Answer

**step1** Understanding the problem

The problem asks us to find the mean absolute deviation (MAD) of a given set of numbers, which represents the number of cars owned by the parents of six friends. The numbers are 1, 1, 2, 2, 2, and 4. We need to round the final answer to the nearest tenth.

**step2** Finding the mean of the data set

First, we need to find the average (mean) of the given numbers.
The numbers are 1, 1, 2, 2, 2, 4.
We add all the numbers together:
$$1 + 1 + 2 + 2 + 2 + 4 = 12$$
There are 6 numbers in the data set.
Now, we divide the sum by the count of numbers to find the mean:
$$\text{Mean} = \frac{\text{Sum of numbers}}{\text{Count of numbers}} = \frac{12}{6} = 2$$
The mean number of cars is 2.

**step3** Finding the absolute deviation of each number from the mean

Next, we find the absolute difference between each number in the data set and the mean (which is 2).

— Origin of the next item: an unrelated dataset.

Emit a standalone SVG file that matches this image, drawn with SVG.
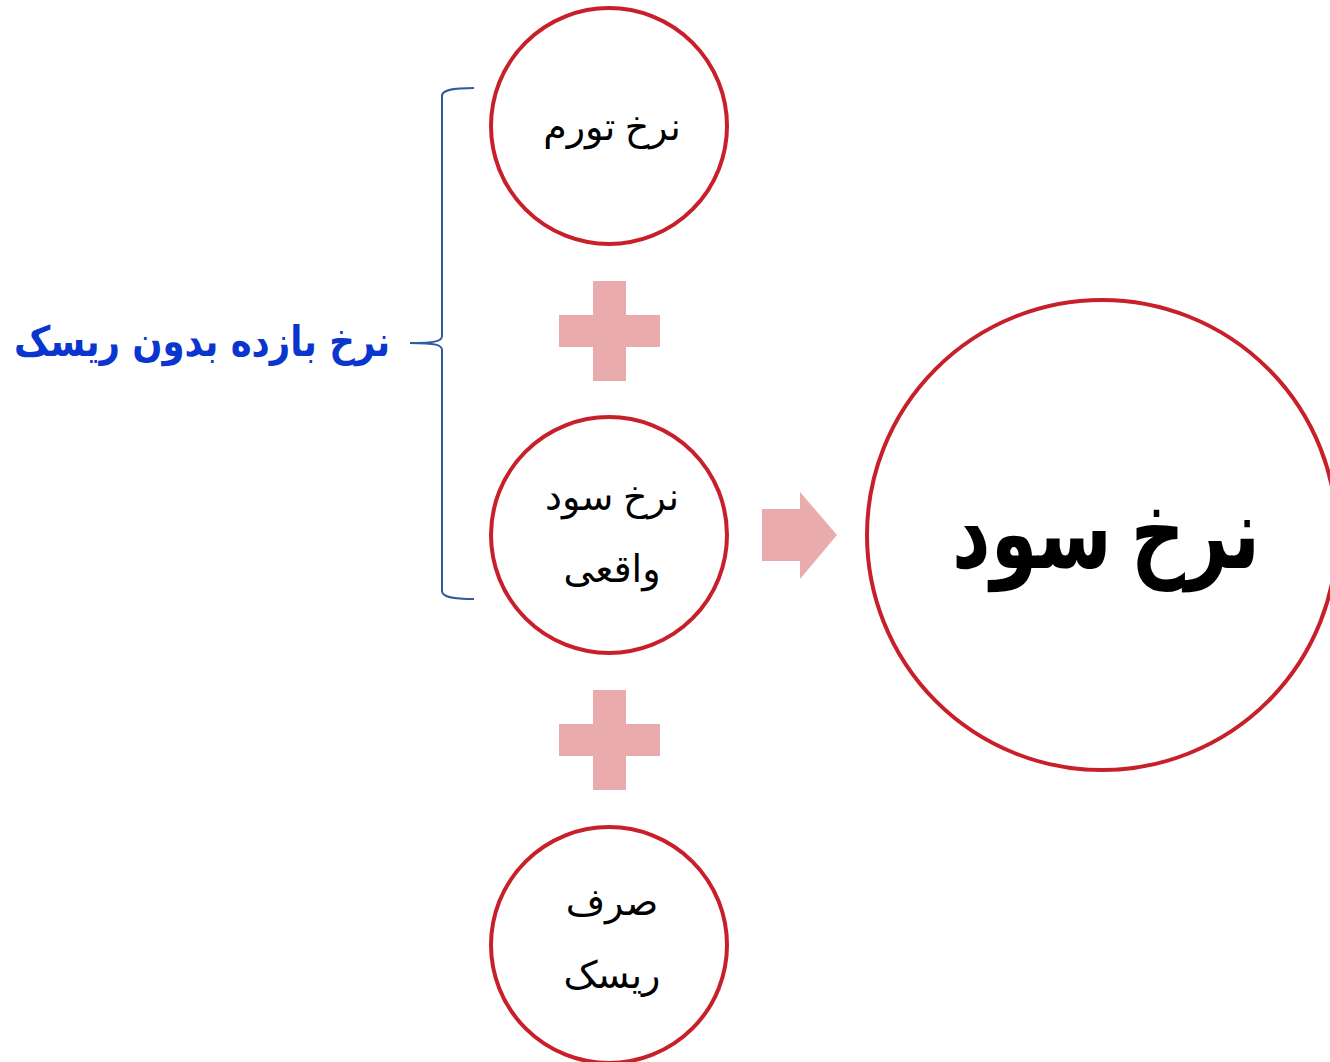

Absolute difference means we take the positive value of the difference.
For the first number (1): $$|1 - 2| = |-1| = 1$$
For the second number (1): $$|1 - 2| = |-1| = 1$$
For the third number (2): $$|2 - 2| = |0| = 0$$
For the fourth number (2): $$|2 - 2| = |0| = 0$$
For the fifth number (2): $$|2 - 2| = |0| = 0$$
For the sixth number (4): $$|4 - 2| = |2| = 2$$
The absolute deviations are 1, 1, 0, 0, 0, and 2.

**step4** Calculating the mean of the absolute deviations

Now, we find the average (mean) of these absolute deviations.
First, we sum the absolute deviations:
$$1 + 1 + 0 + 0 + 0 + 2 = 4$$
There are 6 absolute deviations (one for each original number).
Next, we divide the sum of absolute deviations by the count of absolute deviations:
$$\text{Mean Absolute Deviation (MAD)} = \frac{\text{Sum of absolute deviations}}{\text{Count of absolute deviations}} = \frac{4}{6}$$
We can simplify the fraction:
$$\frac{4}{6} = \frac{2}{3}$$

**step5** Rounding to the nearest tenth

Finally, we convert the fraction to a decimal and round it to the nearest tenth.
$$\frac{2}{3} \approx 0.666...$$
To round to the nearest tenth, we look at the digit in the hundredths place. The digit in the hundredths place is 6. Since 6 is 5 or greater, we round up the digit in the tenths place. The digit in the tenths place is 6, so we round it up to 7.
Therefore, 0.666... rounded to the nearest tenth is 0.7.